Isso dito, terão os ministros coragem de engatar a discussão sobre a condição de réu para candidatos a presidente analisando justamente o caso do líder das pesquisas eleitorais no cenários que consideram que a Lei da Ficha Limpa será respeitada e Lula estará inelegível?

Aqui cabe um parêntese. Os casos de Bolsonaro e Lula são incomparáveis. O petistas está condenado em segunda instância, desqualificando-se assim para concorrer. Pode acabar inocentado lá na frente, claro, mas aí é a regra da lei que ele mesmo sancionou. O resto é choro.

O deputado fluminense deu uma declaração medonha, como de resto é praxe, mas terá cometido crime? Isso é irrelevante no contexto: ele já é réu, por uma frase ainda mais bizarra (aquela em que diz que não estupraria uma deputada petista).

Logo, se a “a lei é para todos” no caso de Lula, não caberá alegação de tapetão por parte dos bolsonaristas no caso de o STF decidir discutir a questão e eventualmente decidir que não, réu não pode disputar a Presidência. Alguém alegará que a decisão não poderá retroagir dado que Bolsonaro foi aceito candidato pelo Tribunal Superior Eleitoral já como réu. A confusão estará garantida.

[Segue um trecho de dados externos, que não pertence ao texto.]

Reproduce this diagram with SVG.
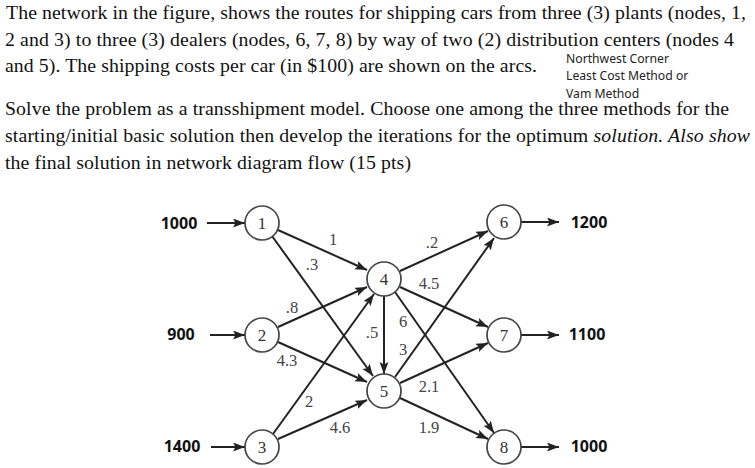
<svg xmlns="http://www.w3.org/2000/svg" width="755" height="468" viewBox="0 0 755 468">
<style>
.p{font-family:"Liberation Serif",serif;font-size:19.8px;fill:#111}
.n{font-family:"Noto Sans","Open Sans",sans-serif;font-size:12.2px;fill:#222}
.c{fill:#fff;stroke:#444;stroke-width:1.7}
.t{font-family:"Liberation Serif",serif;font-size:17px;fill:#333;text-anchor:middle}
.l{font-family:"Liberation Serif",serif;font-size:16.5px;fill:#444;text-anchor:middle}
.s{font-family:"Open Sans","Liberation Sans",sans-serif;font-weight:700;font-size:16px;fill:#111;text-anchor:middle}
#connectors line{stroke:#222;stroke-width:2;marker-end:url(#a)}
</style>
<defs><marker id="a" markerUnits="userSpaceOnUse" markerWidth="13" markerHeight="10" refX="12" refY="4.500" orient="auto"><path d="M0 0L12 4.500L0 9L2.500 4.500Z" fill="#222"/></marker></defs>
<rect width="755" height="468" fill="#fff"/>
<g id="text">
<text class="p" x="6" y="19" textLength="740">The network in the figure, shows the routes for shipping cars from three (3) plants (nodes, 1,</text>
<text class="p" x="5" y="45.500" textLength="729">2 and 3) to three (3) dealers (nodes, 6, 7, 8) by way of two (2) distribution centers (nodes 4</text>
<text class="p" x="5" y="72" textLength="532">and 5). The shipping costs per car (in $100) are shown on the arcs.</text>
<text class="p" x="5" y="115" textLength="724">Solve the problem as a transshipment model. Choose one among the three methods for the</text>
<text class="p" x="5" y="141.500" textLength="745">starting/initial basic solution then develop the iterations for the optimum <tspan font-style="italic">solution. Also show</tspan></text>
<text class="p" x="5" y="168.500" textLength="406">the final solution in network diagram flow (15 pts)</text>
<text class="n" x="566" y="63">Northwest Corner</text>
<text class="n" x="566" y="80">Least Cost Method or</text>
<text class="n" x="566" y="98">Vam Method</text>
</g>
<g id="connectors">
<line x1="207" y1="223" x2="245" y2="223"/>
<line x1="210" y1="335" x2="245" y2="335"/>
<line x1="211" y1="447" x2="245" y2="447"/>
<line x1="278" y1="230" x2="367" y2="270"/>
<line x1="272" y1="236" x2="373" y2="376"/>
<line x1="278" y1="327" x2="367" y2="287"/>
<line x1="278" y1="342" x2="367" y2="382"/>
<line x1="273" y1="434" x2="374" y2="294"/>
<line x1="278" y1="439" x2="367" y2="400"/>
<line x1="384" y1="296" x2="384" y2="374"/>
<line x1="400" y1="271" x2="488" y2="231"/>
<line x1="400" y1="287" x2="488" y2="327"/>
<line x1="395" y1="292" x2="494" y2="433"/>
<line x1="395" y1="377" x2="494" y2="238"/>
<line x1="400" y1="383" x2="488" y2="343"/>
<line x1="400" y1="398" x2="488" y2="439"/>
<line x1="521" y1="222" x2="559" y2="222"/>
<line x1="521" y1="335" x2="559" y2="335"/>
<line x1="521" y1="447" x2="559" y2="447"/>
</g>
<g id="node1"><circle class="c" cx="262" cy="223" r="17"/><text class="t" x="262" y="229">1</text></g>
<g id="node2"><circle class="c" cx="262" cy="335" r="17"/><text class="t" x="262" y="341">2</text></g>
<g id="node3"><circle class="c" cx="262" cy="447" r="17"/><text class="t" x="262" y="453">3</text></g>
<g id="node4"><circle class="c" cx="384" cy="279" r="17"/><text class="t" x="384" y="285">4</text></g>
<g id="node5"><circle class="c" cx="384" cy="391" r="17"/><text class="t" x="384" y="397">5</text></g>
<g id="node6"><circle class="c" cx="504" cy="222" r="17"/><text class="t" x="504" y="228">6</text></g>
<g id="node7"><circle class="c" cx="504" cy="335" r="17"/><text class="t" x="504" y="341">7</text></g>
<g id="node8"><circle class="c" cx="504" cy="447" r="17"/><text class="t" x="504" y="453">8</text></g>
<g id="labels">
<text class="s" x="179" y="229">1000</text>
<text class="s" x="181" y="340">900</text>
<text class="s" x="182" y="452">1400</text>
<text class="s" x="589" y="228">1200</text>
<text class="s" x="587" y="340">1100</text>
<text class="s" x="589" y="452">1000</text>
<text class="l" x="333" y="245">1</text>
<text class="l" x="312" y="270">.3</text>
<text class="l" x="292" y="313">.8</text>
<text class="l" x="287" y="366">4.3</text>
<text class="l" x="309" y="407">2</text>
<text class="l" x="340" y="433">4.6</text>
<text class="l" x="372" y="338">.5</text>
<text class="l" x="432" y="248">.2</text>
<text class="l" x="429" y="289">4.5</text>
<text class="l" x="403" y="327">6</text>
<text class="l" x="403" y="355">3</text>
<text class="l" x="429" y="392">2.1</text>
<text class="l" x="429" y="433">1.9</text>
</g>
</svg>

Mas é disso que se trata esse julgamento, que pode virar de ponta-cabeça a corrida eleitoral mais tumultuada e incerta de que se tem notícia desde a redemocratização de 1985. Novamente, a solução estará na mão dos ministros, cuja omissão em 2016 agora cobrará sua conta.

 

Na política tradicional, a grelha ofertada usualmente pelo Jornal Nacional na forma de entrevista ao vivo tem fama de matadora de candidaturas. Se essa é a régua, Bolsonaro pode comemorar ter sobrevivido à sua primeira vez. Vai ganhar algum voto? Improvável. Mas não perdeu nenhum.